» Task to complete: Starting at the first line of the data, print each line verbatim up to and including the line bearing "cyl_breaks = [2.5, 5.0, 7.5, 10.0]", omitting pictures.

» Data:
______
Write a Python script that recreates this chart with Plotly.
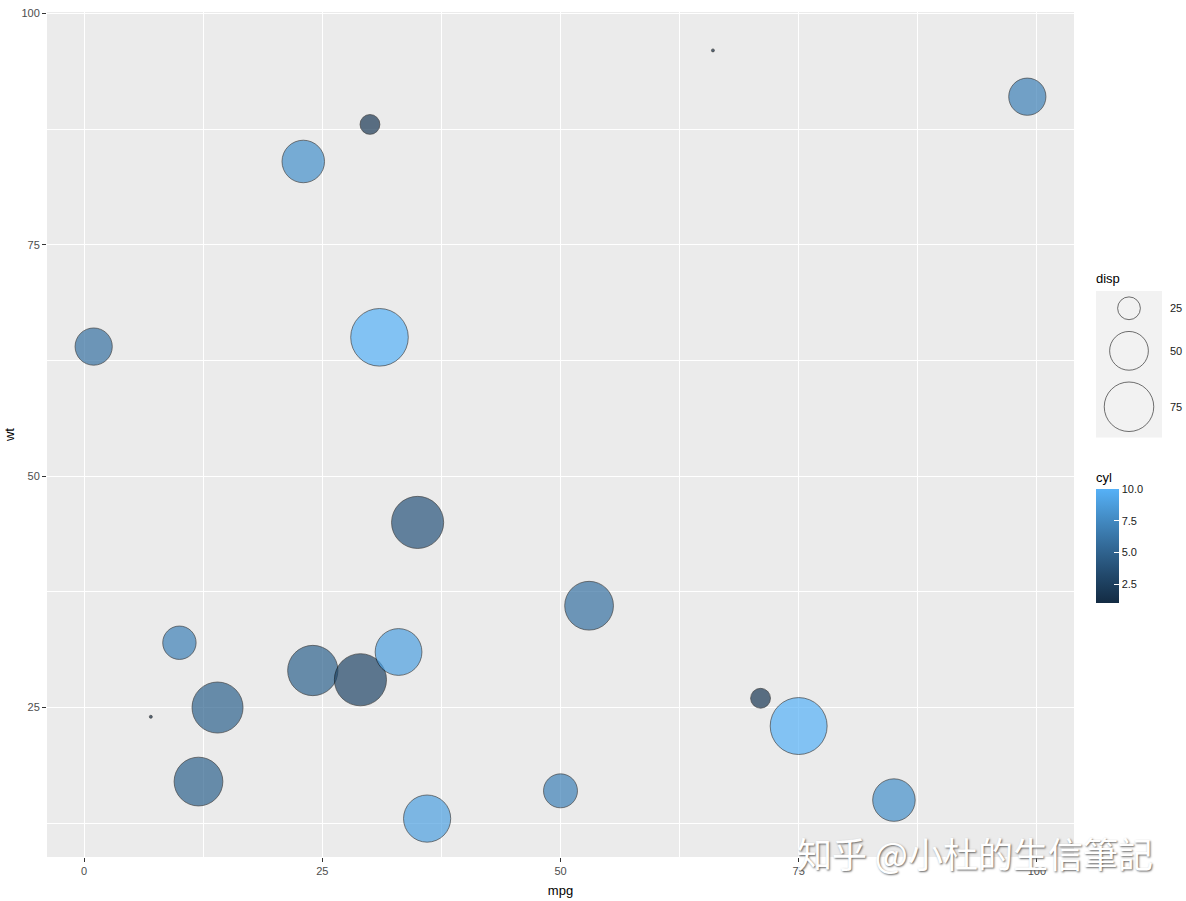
import numpy as np
import plotly.graph_objects as go

# ---- data ----
mpg = [66, 99, 30, 23, 1, 31, 35, 53, 10, 24, 29, 33, 71, 7, 14, 75, 12, 50, 85, 36]
wt = [96, 91, 88, 84, 64, 65, 45, 36, 32, 29, 28, 31, 26, 24, 25, 23, 17, 16, 15, 13]
disp = [14, 47, 22, 58, 47, 98, 82, 73, 40, 77, 82, 68, 22, 14, 79, 96, 73, 41, 58, 69]
cyl = [1, 7, 2, 8, 6, 10, 4, 6, 7, 5, 3, 9, 2, 1, 5, 10, 5, 7, 8, 9]

x_ticks = [0, 25, 50, 75, 100]
y_ticks = [25, 50, 75, 100]
disp_breaks = [25, 50, 75]
cyl_breaks = [2.5, 5.0, 7.5, 10.0]

# ---- layout constants ----
W, H = 1186, 901
ML, MR, MT, MB = 47, 112, 12, 44
PW, PH = W - ML - MR, H - MT - MB
R_MIN, R_MAX = 1.5, 28.8
ALPHA = 0.7
BLUES = [[0.0, "#132B43"], [0.25, "#22496C"], [0.5, "#336A98"], [0.75, "#448DC6"], [1.0, "#56B1F7"]]
TXT = "Liberation Sans, Arial, sans-serif"

dmin, dmax = min(disp), max(disp)


def radius(v):
    t = (np.asarray(v, dtype=float) - dmin) / (dmax - dmin)
    return R_MIN + (R_MAX - R_MIN) * np.sqrt(np.clip(t, 0, 1))


def expand(vals, f=0.05):
    lo, hi = min(vals), max(vals)
    s = hi - lo
    return [lo - f * s, hi + f * s]


def px_x(X):
    return (X - ML) / PW


def px_y(Y):
    return (H - MB - Y) / PH


fig = go.Figure()
fig.add_trace(go.Scatter(
    x=mpg, y=wt, mode="markers",
    marker=dict(
        size=2 * radius(disp), sizemode="diameter",
        color=cyl, colorscale=BLUES, cmin=min(cyl), cmax=max(cyl),
        opacity=ALPHA,
        line=dict(color="#000000", width=0.7),
        colorbar=dict(
            title=dict(text="cyl", side="top", font=dict(size=13, color="#000000", family=TXT)),
            x=px_x(1096), xanchor="left", xref="paper",
            y=px_y(603), yanchor="bottom", yref="paper",
            lenmode="pixels", len=134, thickness=23, thicknessmode="pixels",
            outlinewidth=0, tickvals=cyl_breaks, tickformat=".1f",
            ticks="inside", ticklen=5, tickcolor="#FFFFFF", tickwidth=1,
            tickfont=dict(size=11, color="#1A1A1A", family=TXT),
            ypad=0, xpad=0,
        ),
    ),
    showlegend=False, hoverinfo="x+y",
))

# ---- size legend (disp) ----
shapes = []
annotations = []
box_x0, box_x1, box_top = 1096, 1162, 291
diam = [2 * float(radius(v)) for v in disp_breaks]
pad = 11.8
heights = [d + pad for d in diam]
box_bottom = box_top + sum(heights)
shapes.append(dict(type="rect", xref="paper", yref="paper",
                   x0=px_x(box_x0), x1=px_x(box_x1), y0=px_y(box_bottom), y1=px_y(box_top),
                   fillcolor="#F2F2F2", line=dict(width=0), layer="below"))
cy = box_top
cx = (box_x0 + box_x1) / 2
for v, d, h in zip(disp_breaks, diam, heights):
    c = cy + h / 2
    r = d / 2
    shapes.append(dict(type="circle", xref="paper", yref="paper",
                       xsizemode="pixel", ysizemode="pixel",
                       xanchor=px_x(cx), yanchor=px_y(c),
                       x0=-r, x1=r, y0=-r, y1=r,
                       fillcolor="rgba(0,0,0,0)", line=dict(color="#333333", width=0.7)))
    annotations.append(dict(text=str(v), xref="paper", yref="paper", x=px_x(1168), y=px_y(c),
                            xanchor="left", yanchor="middle", showarrow=False,
                            font=dict(size=11, color="#1A1A1A", family=TXT)))
    cy += h
annotations.append(dict(text="disp", xref="paper", yref="paper", x=px_x(1094), y=px_y(278),
                        xanchor="left", yanchor="middle", showarrow=False,
                        font=dict(size=13, color="#000000", family=TXT)))

# watermark
annotations.append(dict(text="知乎 @小杜的生信筆記", xref="paper", yref="paper",
                        x=px_x(975), y=px_y(852), xanchor="center", yanchor="middle",
                        showarrow=False,
                        font=dict(size=35, color="#FFFFFF", family="Noto Sans CJK TC",
                                  shadow="1px 1px 2px #666666")))

axis_common = dict(
    showgrid=True, gridcolor="#FFFFFF", gridwidth=1.1,
    zeroline=False, showline=False, automargin=False,
    ticks="outside", ticklen=4, tickwidth=1, tickcolor="#333333",
    tickfont=dict(size=11, color="#4D4D4D", family=TXT),
    minor=dict(dtick=12.5, showgrid=True, gridcolor="#FFFFFF", gridwidth=0.5, ticks=""),
)

fig.update_layout(
    width=W, height=H, autosize=False,
    margin=dict(l=ML, r=MR, t=MT, b=MB, pad=0, autoexpand=False),
    paper_bgcolor="#FFFFFF", plot_bgcolor="#EBEBEB",
    font=dict(family=TXT),
    xaxis=dict(range=expand(mpg), tickvals=x_ticks, tick0=0,
               title=dict(text="mpg", font=dict(size=13, color="#000000", family=TXT), standoff=9),
               **axis_common),
    yaxis=dict(range=expand(wt), tickvals=y_ticks, tick0=0,
               title=dict(text="wt", font=dict(size=13, color="#000000", family=TXT), standoff=3),
               **axis_common),
    shapes=shapes, annotations=annotations,
)

fig.write_html("out.html", config={"displayModeBar": False},
               post_script="document.body.style.margin='0';document.body.style.overflow='hidden';")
______
» Full response:
Write a Python script that recreates this chart with Plotly.
import numpy as np
import plotly.graph_objects as go

# ---- data ----
mpg = [66, 99, 30, 23, 1, 31, 35, 53, 10, 24, 29, 33, 71, 7, 14, 75, 12, 50, 85, 36]
wt = [96, 91, 88, 84, 64, 65, 45, 36, 32, 29, 28, 31, 26, 24, 25, 23, 17, 16, 15, 13]
disp = [14, 47, 22, 58, 47, 98, 82, 73, 40, 77, 82, 68, 22, 14, 79, 96, 73, 41, 58, 69]
cyl = [1, 7, 2, 8, 6, 10, 4, 6, 7, 5, 3, 9, 2, 1, 5, 10, 5, 7, 8, 9]

x_ticks = [0, 25, 50, 75, 100]
y_ticks = [25, 50, 75, 100]
disp_breaks = [25, 50, 75]
cyl_breaks = [2.5, 5.0, 7.5, 10.0]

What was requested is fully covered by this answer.